$$\sum_{r = 1}^{3n-1}\left(-1\right)^{r – 1}\,\,\dfrac{r}{{3n \choose r}},\quad n \in 2k,\ k\in \mathbb{Z^+}$$
Answer given (much simpler than expected)
$\dfrac{3n}{3n+2}$
I tried adding and subtracting 1 to $r$ so could use $\dfrac{\binom{n}r}{r+1}=\dfrac{\binom{n+1}{r+1}}{n+1}$, but didn't prove to be useful. I know summation and double summation of binomial coefficients to quite to good extent. If you could help…
Best Answer
Let's start by the following : \begin{aligned}\frac{1}{\binom{3n}{r}}=\left(3n+1\right)\int_{0}^{1}{x^{r}\left(1-x\right)^{3n-r}\,\mathrm{d}x}\end{aligned}
Since $\left(\forall x\in\left[0,1\right]\right) $, we have : $$ \sum_{r=0}^{3n-1}{r\left(-1\right)^{r-1}x^{r}\left(1-x\right)^{3n-r}}=\left(-1\right)^{n+1}x^{3n+1}\left(1-x\right)+3\left(-1\right)^{n}n x^{3n}\left(1-x\right)+x\left(1-x\right)^{3n+1} $$
It can be proven by differentiating the formula giving the sum of consecutive terms of a geometric sequence.
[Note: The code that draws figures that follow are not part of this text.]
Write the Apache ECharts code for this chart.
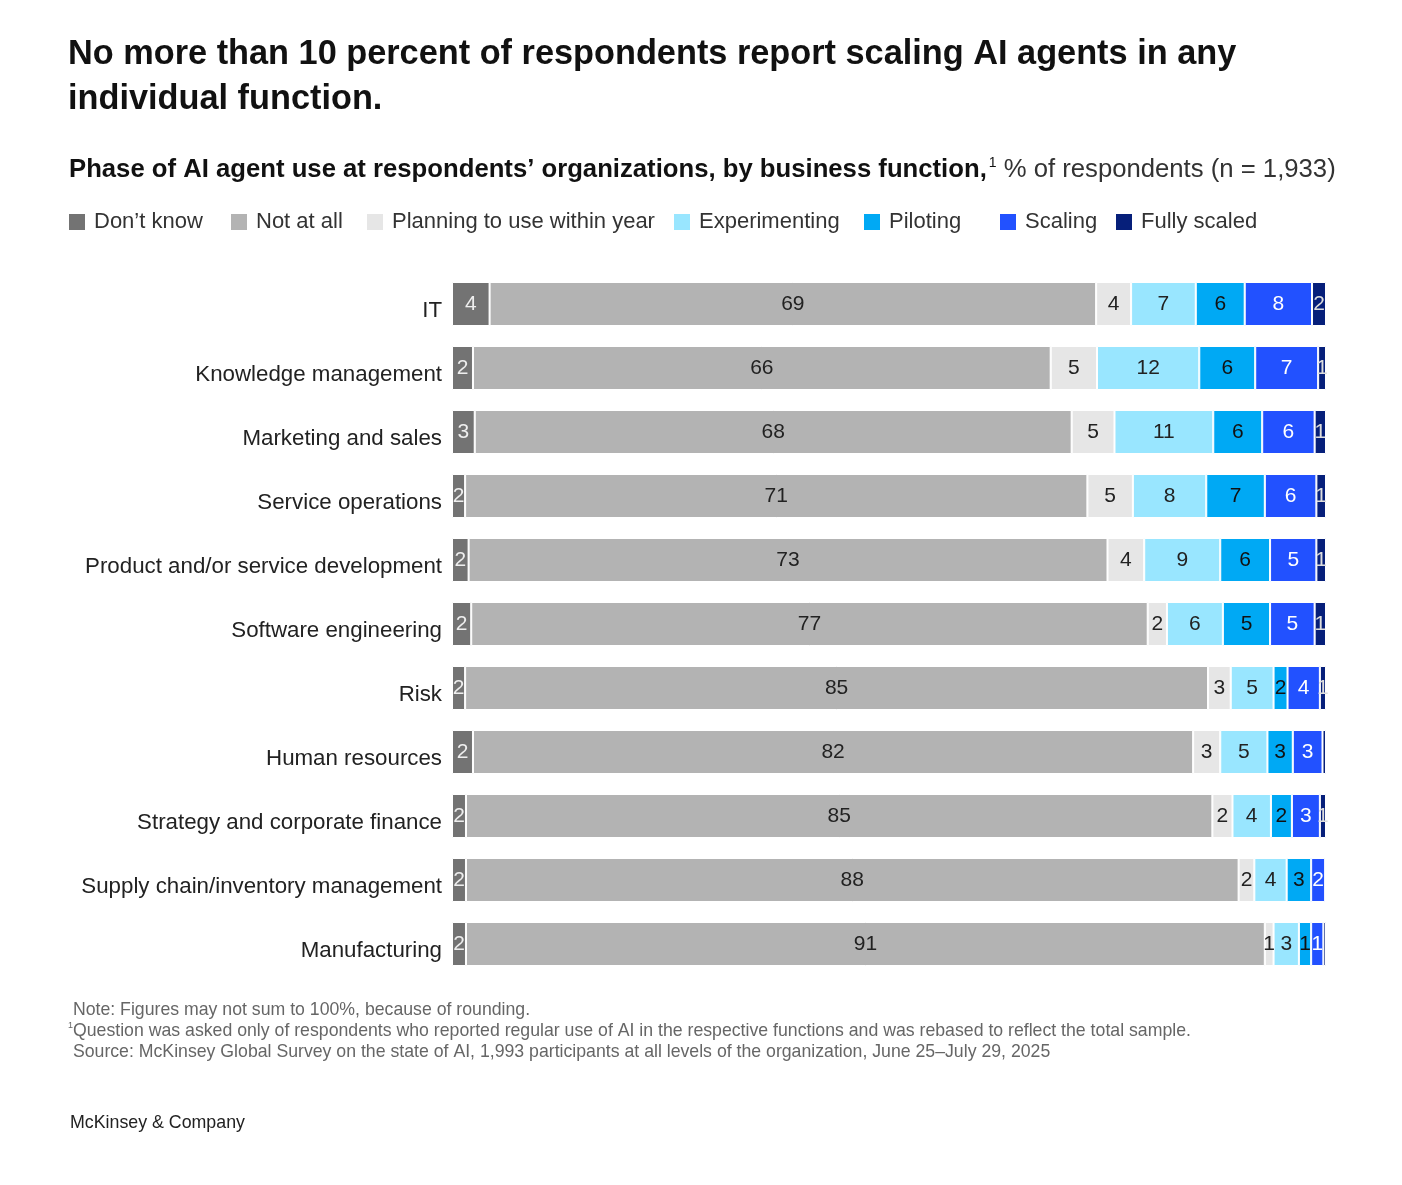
<!DOCTYPE html>
<html>
<head>
<meta charset="utf-8">
<script src="https://cdn.jsdelivr.net/npm/echarts@6/dist/echarts.min.js"></script>
<style>
  html, body { margin: 0; padding: 0; background: #fff; }
  #chart { width: 1402px; height: 1185px; }
</style>
</head>
<body>
<div id="chart"></div>
<script>
let $ = a => document.querySelector(a)

// business functions, top to bottom
const categories = [
    'IT',
    'Knowledge management',
    'Marketing and sales',
    'Service operations',
    'Product and/or service development',
    'Software engineering',
    'Risk',
    'Human resources',
    'Strategy and corporate finance',
    'Supply chain/inventory management',
    'Manufacturing'
]

const phaseNames = ['Don’t know', 'Not at all', 'Planning to use within year', 'Experimenting', 'Piloting', 'Scaling', 'Fully scaled']

// % of respondents (unrounded estimates, labels show the rounded value)
const dontKnow      = [4.3, 2.4, 2.6, 1.5, 1.9, 2.2, 1.5, 2.4, 1.6, 1.6, 1.6]
const notAtAll      = [69.4, 66.1, 68.3, 71.2, 73.1, 77.4, 85.0, 82.4, 85.4, 88.4, 91.4]
const planning      = [4.0, 5.3, 4.9, 5.2, 4.2, 2.2, 2.6, 3.1, 2.3, 1.8, 1.0]
const experimenting = [7.4, 11.7, 11.3, 8.4, 8.7, 6.4, 4.9, 5.4, 4.4, 3.7, 2.9]
const piloting      = [5.6, 6.4, 5.6, 6.7, 5.7, 5.4, 1.6, 2.9, 2.4, 2.8, 1.4]
const scaling       = [7.7, 7.2, 6.0, 5.9, 5.3, 5.1, 3.7, 3.4, 3.2, 1.6, 1.4]
const fullyScaled   = [1.6, 0.9, 1.3, 1.1, 1.1, 1.3, 0.7, 0.4, 0.7, 0.1, 0.3]

const seriesValues = [dontKnow, notAtAll, planning, experimenting, piloting, scaling, fullyScaled]

const colors = ['#737373', '#b3b3b3', '#e6e6e6', '#99e6ff', '#00a9f4', '#2251ff', '#061f7a']
const labelColors = ['#eeeeee', '#222222', '#222222', '#222222', '#111111', '#ffffff', '#dddddd']
const legendLeft = [67, 229, 365, 672, 862, 998, 1114]

const font = 'Liberation Sans, Arial, sans-serif'

let chart = echarts.init($('#chart'))

chart.setOption({
    backgroundColor: '#fff',
    title: [
        {
            text: 'No more than 10 percent of respondents report scaling AI agents in any\nindividual function.',
            left: 68,
            top: 32,
            padding: 0,
            textStyle: {
                fontFamily: font,
                fontSize: 34.3,
                fontWeight: 'bold',
                lineHeight: 45,
                color: '#111'
            }
        },
        {
            text: '{b|Phase of AI agent use at respondents’ organizations, by business function,}{s|1}{n| % of respondents (n = 1,933)}',
            left: 69,
            top: 156,
            padding: 0,
            textStyle: {
                rich: {
                    b: { fontFamily: font, fontSize: 25.7, fontWeight: 'bold', color: '#111', lineHeight: 28 },
                    s: { fontFamily: font, fontSize: 14, fontWeight: 'normal', color: '#111', verticalAlign: 'top', lineHeight: 28, padding: [0, 0, 0, 2] },
                    n: { fontFamily: font, fontSize: 25.7, fontWeight: 'normal', color: '#333', lineHeight: 28 }
                }
            }
        },
        {
            text: ' Note: Figures may not sum to 100%, because of rounding.\n{s|1}Question was asked only of respondents who reported regular use of AI in the respective functions and was rebased to reflect the total sample.\n Source: McKinsey Global Survey on the state of AI, 1,993 participants at all levels of the organization, June 25–July 29, 2025',
            left: 68,
            top: 1000,
            padding: 0,
            textStyle: {
                fontFamily: font,
                fontSize: 17.7,
                fontWeight: 'normal',
                color: '#666',
                lineHeight: 21,
                rich: {
                    s: { fontFamily: font, fontSize: 9, fontWeight: 'normal', color: '#666', verticalAlign: 'top', lineHeight: 21 }
                }
            }
        },
        {
            text: 'McKinsey & Company',
            left: 70,
            top: 1114,
            padding: 0,
            textStyle: {
                fontFamily: font,
                fontSize: 17.8,
                fontWeight: 'normal',
                color: '#222'
            }
        }
    ],
    // one legend per phase so each sits where it does in the original
    legend: phaseNames.map((name, i) => ({
        data: [name],
        left: legendLeft[i],
        top: 211,
        padding: 0,
        icon: 'rect',
        itemWidth: 18,
        itemHeight: 18,
        selectedMode: false,
        textStyle: {
            fontFamily: font,
            fontSize: 22,
            color: '#333',
            padding: [0, 0, 0, 3]
        }
    })),
    grid: {
        left: 452,
        right: 76,
        top: 272,
        bottom: 209
    },
    xAxis: {
        type: 'value',
        min: 0,
        max: 100,
        show: false
    },
    yAxis: {
        type: 'category',
        inverse: true,
        data: categories,
        axisLine: { show: false },
        axisTick: { show: false },
        axisLabel: {
            margin: 10,
            fontFamily: font,
            fontSize: 22.3,
            color: '#222',
            verticalAlign: 'top',
            lineHeight: 13
        }
    },
    series: seriesValues.map((values, i) => ({
        name: phaseNames[i],
        type: 'bar',
        stack: 'total',
        barWidth: 44,
        data: values,
        itemStyle: {
            color: colors[i],
            borderColor: '#fff',
            borderWidth: 1
        },
        label: {
            show: true,
            position: 'inside',
            fontFamily: font,
            fontSize: 21,
            color: labelColors[i],
            formatter: p => {
                let v = Math.round(p.value)
                return v > 0 ? String(v) : ''
            }
        },
        emphasis: { disabled: true }
    }))
})
</script>
</body>
</html>
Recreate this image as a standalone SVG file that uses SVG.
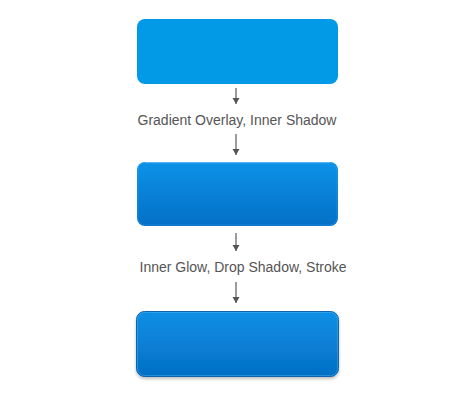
<svg xmlns="http://www.w3.org/2000/svg" width="474" height="400" viewBox="0 0 474 400">
<defs>
<linearGradient id="g2" x1="0" y1="0" x2="0" y2="1">
<stop offset="0" stop-color="#0c92e8"/>
<stop offset="1" stop-color="#0470c6"/>
</linearGradient>
<linearGradient id="g3" x1="0" y1="0" x2="0" y2="1">
<stop offset="0" stop-color="#0a8fe6"/>
<stop offset="1" stop-color="#056fc4"/>
</linearGradient>
<filter id="ds" x="-10%" y="-10%" width="120%" height="130%">
<feDropShadow dx="0" dy="2" stdDeviation="1.5" flood-color="#000" flood-opacity="0.25"/>
</filter>
<marker id="ah" markerWidth="8" markerHeight="8" refX="6" refY="4" orient="auto" markerUnits="userSpaceOnUse">
<path d="M0,0.5 L6,4 L0,7.5 Z" fill="#555"/>
</marker>
<style>
.lbl{font-family:"Liberation Sans",Arial,sans-serif;font-size:14px;fill:#555;text-anchor:middle}
.conn{stroke:#666;stroke-width:1.3;fill:none}
</style>
</defs>
<rect width="474" height="400" fill="#fff"/>
<g id="box1">
<rect x="137" y="19" width="201" height="65" rx="8" fill="#029ae7"/>
</g>
<g id="box2">
<rect x="137" y="162" width="201" height="64" rx="8" fill="url(#g2)"/>
<rect x="138" y="163" width="199" height="62" rx="7" fill="none" stroke="#3aa6ee" stroke-opacity="0.35" stroke-width="1"/>
<line x1="145" y1="162.6" x2="330" y2="162.6" stroke="#5cb8f2" stroke-width="1"/>
</g>
<g id="box3">
<rect x="136.5" y="311.5" width="202" height="65" rx="8" fill="url(#g3)" stroke="#0a63ad" stroke-width="1" filter="url(#ds)"/>
<rect x="137.5" y="312.5" width="200" height="63" rx="7" fill="none" stroke="#4fb3f2" stroke-opacity="0.45" stroke-width="1"/>
</g>
<g id="connectors">
<line class="conn" x1="236" y1="88" x2="236" y2="104" marker-end="url(#ah)"/>
<line class="conn" x1="236" y1="134" x2="236" y2="155" marker-end="url(#ah)"/>
<line class="conn" x1="236" y1="233" x2="236" y2="251" marker-end="url(#ah)"/>
<line class="conn" x1="236" y1="282" x2="236" y2="303" marker-end="url(#ah)"/>
</g>
<g id="label1"><text class="lbl" x="237" y="125">Gradient Overlay, Inner Shadow</text></g>
<g id="label2"><text class="lbl" x="243" y="272">Inner Glow, Drop Shadow, Stroke</text></g>
</svg>
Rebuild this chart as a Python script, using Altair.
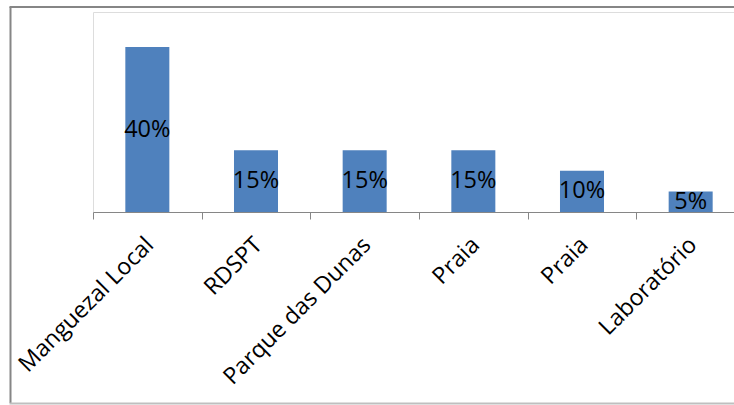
import altair as alt
import pandas as pd

names = ["Manguezal Local", "RDSPT", "Parque das Dunas", "Praia", "Praia", "Laboratório"]
values = [40, 15, 15, 15, 10, 5]
labels = ["40%", "15%", "15%", "15%", "10%", "5%"]

df = pd.DataFrame({"idx": list(range(len(names))), "name": names, "value": values, "label": labels})

label_expr = "[" + ",".join("'" + n + "'" for n in names) + "][datum.value]"

FONT = "Open Sans"
GRAY = "#868686"

xenc = alt.X(
    "idx:N",
    sort=None,
    scale=alt.Scale(range=[0, 652], paddingInner=0, paddingOuter=0),
    axis=alt.Axis(
        title=None,
        labelAngle=-45,
        labelAlign="right",
        labelBaseline="middle",
        labelExpr=label_expr,
        labelLimit=400,
        tickBand="extent",
        tickSize=7,
        tickColor=GRAY,
        domainColor=GRAY,
        labelFont=FONT,
        labelFontSize=23.2,
        labelColor="black",
        labelPadding=22,
        labelOffset=2,
        grid=False,
    ),
)
yenc = alt.Y("value:Q", scale=alt.Scale(domain=[0, 48.5]), axis=None)

base = alt.Chart(df)
bars = base.mark_bar(color="#4F81BD", width=alt.RelativeBandSize(0.405)).encode(x=xenc, y=yenc)
text = base.transform_calculate(mid="datum.value / 2").mark_text(
    font=FONT, fontSize=23.5, color="black", baseline="middle", align="center"
).encode(x=xenc, y=alt.Y("mid:Q", scale=alt.Scale(domain=[0, 48.5]), axis=None), text="label:N")

frame_data = alt.Data(values=[{"k": 1}])
left_line = alt.Chart(frame_data).mark_rule(color=GRAY, strokeWidth=2).encode(
    x=alt.value(-82.5), y=alt.value(-5), y2=alt.value(391))
top_line = alt.Chart(frame_data).mark_rule(color=GRAY, strokeWidth=2).encode(
    x=alt.value(-83.5), x2=alt.value(700), y=alt.value(-5))
bottom_line = alt.Chart(frame_data).mark_rule(color="#BFBFBF", strokeWidth=2).encode(
    x=alt.value(-83.5), x2=alt.value(700), y=alt.value(391.5))

chart = alt.layer(bars, text, left_line, top_line, bottom_line).properties(
    width=641,
    height=200,
    autosize=alt.AutoSizeParams(type="none"),
    padding={"left": 93, "top": 12, "right": 0, "bottom": 193},
).configure_view(stroke=None).configure(background="white")

chart.save("out.html", embed_options={"renderer": "svg", "actions": False})
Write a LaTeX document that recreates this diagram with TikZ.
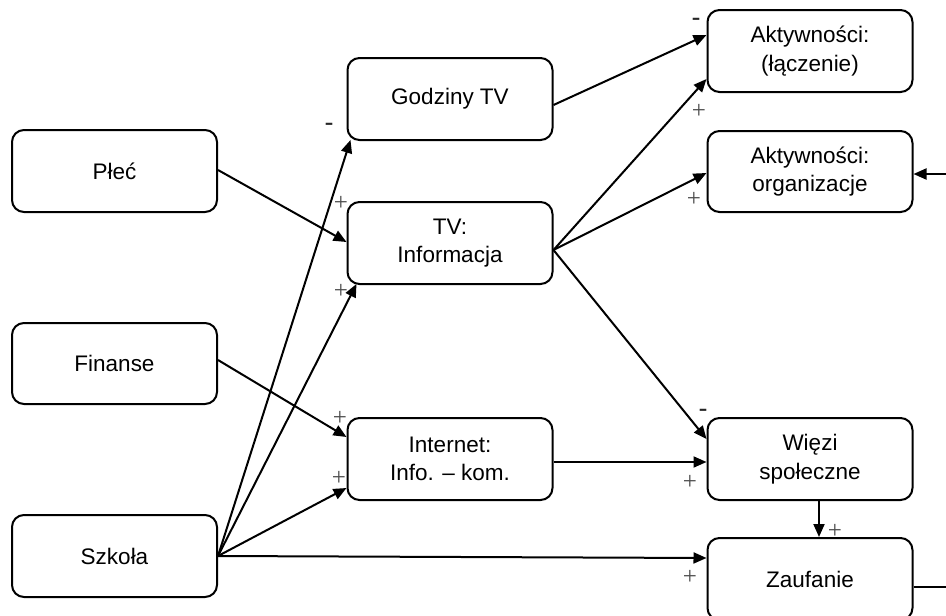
\documentclass[tikz,border=0pt]{standalone}
\usepackage{fontspec}
\setmainfont{Liberation Sans}
\newfontfamily\labserif{Liberation Serif}
\usetikzlibrary{arrows.meta,calc}
\tikzset{
  box/.style={draw, line width=2pt, rounded corners=12pt, minimum width=205pt, minimum height=82pt, inner sep=0pt, align=center, font=\fontsize{22.5}{28.5}\selectfont},
  conn/.style={line width=2pt, -{Triangle[length=13pt,width=11pt]}},
  plain/.style={line width=2pt},
  plus/.style={text=black!70, inner sep=0pt, font=\labserif\fontsize{25}{25}\selectfont},
  minus/.style={text=black!85, inner sep=0pt, font=\fontsize{27}{27}\selectfont}
}
\begin{document}
\begin{tikzpicture}[x=1pt,y=-1pt]
\useasboundingbox (0,0) rectangle (946,616);
% nodes
\node[box] (plec) at (114.5,171) {Płeć};
\node[box, minimum height=81pt] (finanse) at (114.5,363.5) {Finanse};
\node[box] (szkola) at (114.5,556) {Szkoła};
\node[box] (godziny) at (450,99) {Godziny TV};
\node[box] (tv) at (450,243) {TV:\\Informacja};
\node[box] (internet) at (450,459) {Internet:\\Info. – kom.};
\node[box] (akt1) at (810,51) {Aktywności:\\(łączenie)};
\node[box, minimum height=81pt] (akt2) at (810,171.5) {Aktywności:\\organizacje};
\node[box] (wiezi) at (810,459) {Więzi\\społeczne};
\node[box] (zauf) at (810,579) {Zaufanie};
\coordinate (inR) at (946,174);
\coordinate (outR) at (946,587);
% connectors
\draw[conn] ($(plec.east)+(0,-1)$) -- ($(tv.west)+(0,-1)$);
\draw[conn] ($(finanse.east)+(0,-3.5)$) -- ($(tv.west)+(0,194)$);
\draw[conn] (szkola.east) -- ($(godziny.south west)+(4,-1)$);
\draw[conn] (szkola.east) -- ($(tv.south west)+(10,-1)$);
\draw[conn] (szkola.east) -- ($(internet.west)+(0,29)$);
\draw[conn] (szkola.east) -- ($(zauf.west)+(0,-21)$);
\draw[conn] ($(godziny.east)+(0,6)$) -- ($(akt1.west)+(0,-16)$);
\draw[conn] ($(tv.east)+(0,7)$) -- ($(akt1.south west)+(0,-14)$);
\draw[conn] ($(tv.east)+(0,7)$) -- ($(akt2.west)+(0,1.5)$);
\draw[conn] ($(tv.east)+(0,7)$) -- ($(wiezi.west)+(0,-20)$);
\draw[conn] ($(internet.east)+(0,3)$) -- ($(wiezi.west)+(0,3)$);
\draw[conn] ($(wiezi.south)+(9,0)$) -- ($(zauf.north)+(9,0)$);
\draw[conn] (inR) -- (inR -| akt2.east);
\draw[plain] (outR -| zauf.east) -- (outR);
% labels
\node[minus] (m1) at (329,127) {-};
\node[plus] (p1) at (341,203) {+};
\node[plus] (p2) at (341,291) {+};
\node[plus] (p3) at (340,418) {+};
\node[plus] (p4) at (339,478) {+};
\node[minus] (m2) at (696,22) {-};
\node[plus] (p5) at (699,111) {+};
\node[plus] (p6) at (694,199) {+};
\node[minus] (m3) at (703,413) {-};
\node[plus] (p7) at (690,482) {+};
\node[plus] (p8) at (835,531) {+};
\node[plus] (p9) at (690,577) {+};
\end{tikzpicture}
\end{document}
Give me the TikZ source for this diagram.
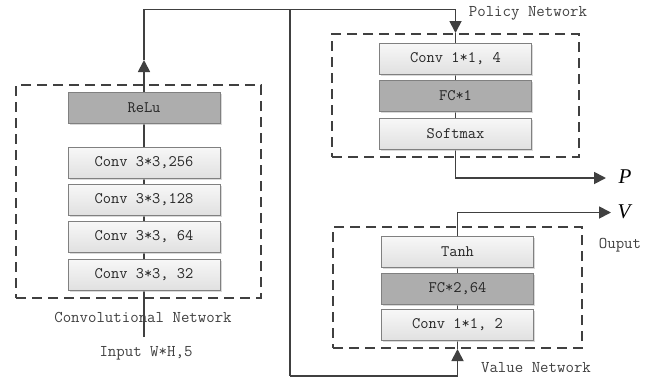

Thus, \begin{aligned}\scriptsize \sum_{r=0}^{3n-1}{\frac{\left(-1\right)^{r-1}r}{\binom{3n}{r}}}&\scriptsize=\left(3n+1\right)\int_{0}^{1}{\sum_{r=0}^{3n-1}{r\left(-1\right)^{r-1}x^{r}\left(1-x\right)^{3n-r}}\,\mathrm{d}x}\\ &\scriptsize=\left(-1\right)^{n+1}\left(3n+1\right)\int_{0}^{1}{x^{3n+1}\left(1-x\right)\mathrm{d}x}+3\left(-1\right)^{n}n\left(3n+1\right)\int_{0}^{1}{x^{3n}\left(1-x\right)\mathrm{d}x}+\left(3n+1\right)\int_{0}^{1}{x\left(1-x\right)^{3n+1}\,\mathrm{d}x}\\ &\scriptsize=\frac{\left(-1\right)^{n+1}\left(3n+1\right)}{\left(3n+2\right)\left(3n+3\right)}+\frac{3\left(-1\right)^{n}n}{3n+2}+\frac{\left(3n+1\right)}{\left(3n+2\right)\left(3n+3\right)} \end{aligned} And hence, if your $ n $ is even, we can get rid of the $ \left(-1\right)^{n} $ and get some cancellations to end with : $$ \sum_{r=0}^{3n-1}{\frac{\left(-1\right)^{r-1}r}{\binom{3n}{r}}}=\frac{3n}{3n+2}$$